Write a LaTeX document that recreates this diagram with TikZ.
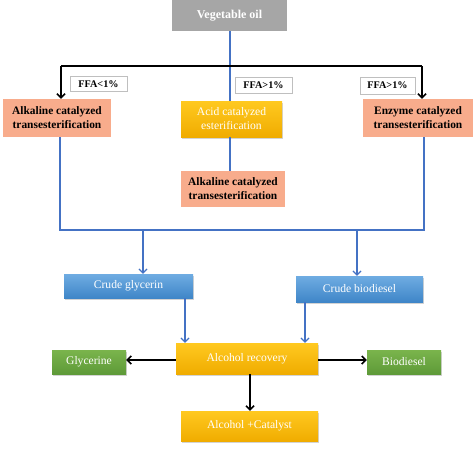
\documentclass[tikz,border=0pt]{standalone}
\usepackage{fontspec}
\setmainfont{Liberation Serif}
\usetikzlibrary{arrows.meta,shadows}
\definecolor{salmon}{HTML}{F8AC8C}
\definecolor{goldT}{HTML}{FFC920}
\definecolor{goldB}{HTML}{F0AC00}
\definecolor{blueT}{HTML}{6FACE2}
\definecolor{blueB}{HTML}{3F86C8}
\definecolor{greenT}{HTML}{7AB44C}
\definecolor{greenB}{HTML}{5E9A38}
\definecolor{grayfill}{HTML}{A6A6A6}
\definecolor{lineblue}{HTML}{4472C4}
\tikzset{
  box/.style={rectangle, inner sep=1pt, align=center, font=\fontsize{11.6}{14}\selectfont},
  salmonbox/.style={box, fill=salmon, text=black, font=\fontsize{11.4}{14}\selectfont\bfseries},
  goldbox/.style={box, top color=goldT, bottom color=goldB, text=white, drop shadow={opacity=0.35, shadow xshift=1pt, shadow yshift=-1.5pt}},
  bluebox/.style={box, top color=blueT, bottom color=blueB, text=white, drop shadow={opacity=0.35, shadow xshift=1pt, shadow yshift=-1.5pt}},
  greenbox/.style={box, top color=greenT, bottom color=greenB, text=white, drop shadow={opacity=0.35, shadow xshift=1pt, shadow yshift=-1.5pt}},
  ffabox/.style={rectangle, draw=black!25, fill=white, inner sep=0pt, font=\fontsize{10.2}{11}\selectfont\bfseries},
  bline/.style={draw=lineblue, line width=1.2pt},
  barrow/.style={bline, -{Straight Barb[length=4pt,width=8pt]}},
  kline/.style={draw=black, line width=1.5pt},
  karrow/.style={kline, -{Straight Barb[length=4pt,width=8pt]}}
}
\begin{document}
\begin{tikzpicture}[x=1pt,y=-1pt]
\useasboundingbox (0,0) rectangle (474,448);
% nodes
\node[box, fill=grayfill, text=white, font=\fontsize{12}{13}\selectfont\bfseries, minimum width=115pt, minimum height=31pt] (veg) at (229.5,15.5) {Vegetable oil};
\node[salmonbox, minimum width=108pt, minimum height=38pt] (alk1) at (57,118) {Alkaline catalyzed\\transesterification};
\node[goldbox, minimum width=101pt, minimum height=36pt] (acid) at (231.5,119) {Acid catalyzed\\esterification};
\node[salmonbox, minimum width=110pt, minimum height=38pt] (enz) at (418,118) {Enzyme catalyzed\\transesterification};
\node[salmonbox, minimum width=104pt, minimum height=36pt] (alk2) at (233,189) {Alkaline catalyzed\\transesterification};
\node[ffabox, minimum width=57pt, minimum height=15pt] (ffa1) at (98.5,84) {FFA<1\%};
\node[ffabox, minimum width=57pt, minimum height=16pt] (ffa2) at (263.5,85) {FFA>1\%};
\node[ffabox, minimum width=55pt, minimum height=17pt] (ffa3) at (387.5,85.5) {FFA>1\%};
\node[bluebox, minimum width=129pt, minimum height=24pt] (cg) at (128.5,286) {Crude glycerin};
\node[bluebox, minimum width=127pt, minimum height=26pt] (cb) at (359.5,289) {Crude biodiesel};
\node[goldbox, minimum width=142pt, minimum height=31pt] (ar) at (247,358.5) {Alcohol recovery};
\node[greenbox, minimum width=74pt, minimum height=24pt] (gly) at (89,362) {Glycerine};
\node[greenbox, minimum width=74pt, minimum height=24pt] (bio) at (404,362) {Biodiesel};
\node[goldbox, minimum width=137pt, minimum height=30pt] (ac) at (249.5,426) {Alcohol +Catalyst};
% junction coordinates
\coordinate (jL) at (61,66);
\coordinate (jR) at (422,66);
\coordinate (vtop) at (230,31);
\coordinate (bL) at (60,230);
\coordinate (bR) at (424,230);
\coordinate (cgIn) at (143,230);
\coordinate (cbIn) at (357,230);
\coordinate (cgOut) at (185,298);
\coordinate (cbOut) at (305,302);
\coordinate (side) at (0,360);
\coordinate (down) at (250,0);
% connectors
\draw[bline] (vtop) -- (vtop |- acid.north);
\draw[kline] (jL) -- (jR);
\draw[karrow] (jL) -- (jL |- alk1.north);
\draw[karrow] (jR) -- (jR |- enz.north);
\draw[bline] (vtop |- acid.south) -- (vtop |- alk2.north);
\draw[bline] (bL |- alk1.south) -- (bL) -- (bR) -- (bR |- enz.south);
\draw[barrow] (cgIn) -- (cgIn |- cg.north);
\draw[barrow] (cbIn) -- (cbIn |- cb.north);
\draw[barrow] (cgOut) -- (cgOut |- ar.north);
\draw[barrow] (cbOut) -- (cbOut |- ar.north);
\draw[karrow] (ar.west |- side) -- (gly.east |- side);
\draw[karrow] (ar.east |- side) -- (bio.west |- side);
\draw[karrow] (down |- ar.south) -- (down |- ac.north);
\end{tikzpicture}
\end{document}
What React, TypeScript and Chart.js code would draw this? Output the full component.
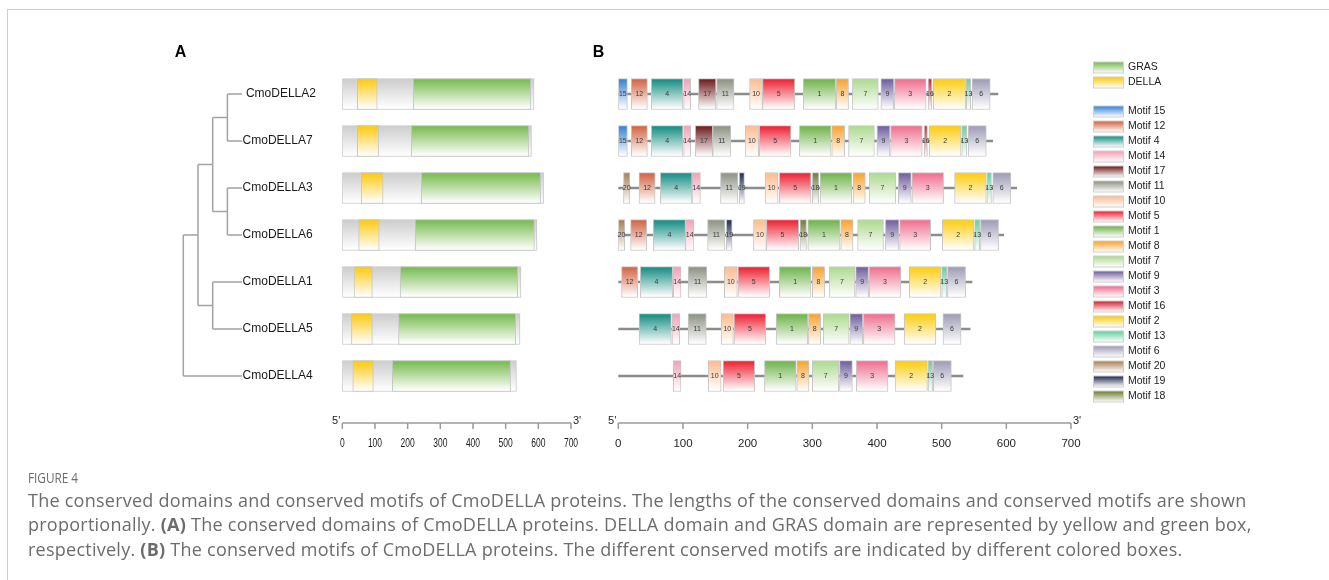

++++++++

■ **Request**: From start to finish, output the listing exactly, but omit its pictures.

■ **Response to the task**:
Write a LaTeX document that recreates this diagram with TikZ.
\documentclass[tikz,border=0pt]{standalone}
\usepackage{fontspec}
\setmainfont{Liberation Serif}
\usetikzlibrary{arrows.meta,shadows}
\definecolor{salmon}{HTML}{F8AC8C}
\definecolor{goldT}{HTML}{FFC920}
\definecolor{goldB}{HTML}{F0AC00}
\definecolor{blueT}{HTML}{6FACE2}
\definecolor{blueB}{HTML}{3F86C8}
\definecolor{greenT}{HTML}{7AB44C}
\definecolor{greenB}{HTML}{5E9A38}
\definecolor{grayfill}{HTML}{A6A6A6}
\definecolor{lineblue}{HTML}{4472C4}
\tikzset{
  box/.style={rectangle, inner sep=1pt, align=center, font=\fontsize{11.6}{14}\selectfont},
  salmonbox/.style={box, fill=salmon, text=black, font=\fontsize{11.4}{14}\selectfont\bfseries},
  goldbox/.style={box, top color=goldT, bottom color=goldB, text=white, drop shadow={opacity=0.35, shadow xshift=1pt, shadow yshift=-1.5pt}},
  bluebox/.style={box, top color=blueT, bottom color=blueB, text=white, drop shadow={opacity=0.35, shadow xshift=1pt, shadow yshift=-1.5pt}},
  greenbox/.style={box, top color=greenT, bottom color=greenB, text=white, drop shadow={opacity=0.35, shadow xshift=1pt, shadow yshift=-1.5pt}},
  ffabox/.style={rectangle, draw=black!25, fill=white, inner sep=0pt, font=\fontsize{10.2}{11}\selectfont\bfseries},
  bline/.style={draw=lineblue, line width=1.2pt},
  barrow/.style={bline, -{Straight Barb[length=4pt,width=8pt]}},
  kline/.style={draw=black, line width=1.5pt},
  karrow/.style={kline, -{Straight Barb[length=4pt,width=8pt]}}
}
\begin{document}
\begin{tikzpicture}[x=1pt,y=-1pt]
\useasboundingbox (0,0) rectangle (474,448);
% nodes
\node[box, fill=grayfill, text=white, font=\fontsize{12}{13}\selectfont\bfseries, minimum width=115pt, minimum height=31pt] (veg) at (229.5,15.5) {Vegetable oil};
\node[salmonbox, minimum width=108pt, minimum height=38pt] (alk1) at (57,118) {Alkaline catalyzed\\transesterification};
\node[goldbox, minimum width=101pt, minimum height=36pt] (acid) at (231.5,119) {Acid catalyzed\\esterification};
\node[salmonbox, minimum width=110pt, minimum height=38pt] (enz) at (418,118) {Enzyme catalyzed\\transesterification};
\node[salmonbox, minimum width=104pt, minimum height=36pt] (alk2) at (233,189) {Alkaline catalyzed\\transesterification};
\node[ffabox, minimum width=57pt, minimum height=15pt] (ffa1) at (98.5,84) {FFA<1\%};
\node[ffabox, minimum width=57pt, minimum height=16pt] (ffa2) at (263.5,85) {FFA>1\%};
\node[ffabox, minimum width=55pt, minimum height=17pt] (ffa3) at (387.5,85.5) {FFA>1\%};
\node[bluebox, minimum width=129pt, minimum height=24pt] (cg) at (128.5,286) {Crude glycerin};
\node[bluebox, minimum width=127pt, minimum height=26pt] (cb) at (359.5,289) {Crude biodiesel};
\node[goldbox, minimum width=142pt, minimum height=31pt] (ar) at (247,358.5) {Alcohol recovery};
\node[greenbox, minimum width=74pt, minimum height=24pt] (gly) at (89,362) {Glycerine};
\node[greenbox, minimum width=74pt, minimum height=24pt] (bio) at (404,362) {Biodiesel};
\node[goldbox, minimum width=137pt, minimum height=30pt] (ac) at (249.5,426) {Alcohol +Catalyst};
% junction coordinates
\coordinate (jL) at (61,66);
\coordinate (jR) at (422,66);
\coordinate (vtop) at (230,31);
\coordinate (bL) at (60,230);
\coordinate (bR) at (424,230);
\coordinate (cgIn) at (143,230);
\coordinate (cbIn) at (357,230);
\coordinate (cgOut) at (185,298);
\coordinate (cbOut) at (305,302);
\coordinate (side) at (0,360);
\coordinate (down) at (250,0);
% connectors
\draw[bline] (vtop) -- (vtop |- acid.north);
\draw[kline] (jL) -- (jR);
\draw[karrow] (jL) -- (jL |- alk1.north);
\draw[karrow] (jR) -- (jR |- enz.north);
\draw[bline] (vtop |- acid.south) -- (vtop |- alk2.north);
\draw[bline] (bL |- alk1.south) -- (bL) -- (bR) -- (bR |- enz.south);
\draw[barrow] (cgIn) -- (cgIn |- cg.north);
\draw[barrow] (cbIn) -- (cbIn |- cb.north);
\draw[barrow] (cgOut) -- (cgOut |- ar.north);
\draw[barrow] (cbOut) -- (cbOut |- ar.north);
\draw[karrow] (ar.west |- side) -- (gly.east |- side);
\draw[karrow] (ar.east |- side) -- (bio.west |- side);
\draw[karrow] (down |- ar.south) -- (down |- ac.north);
\end{tikzpicture}
\end{document}
What React, TypeScript and Chart.js code would draw this? Output the full component.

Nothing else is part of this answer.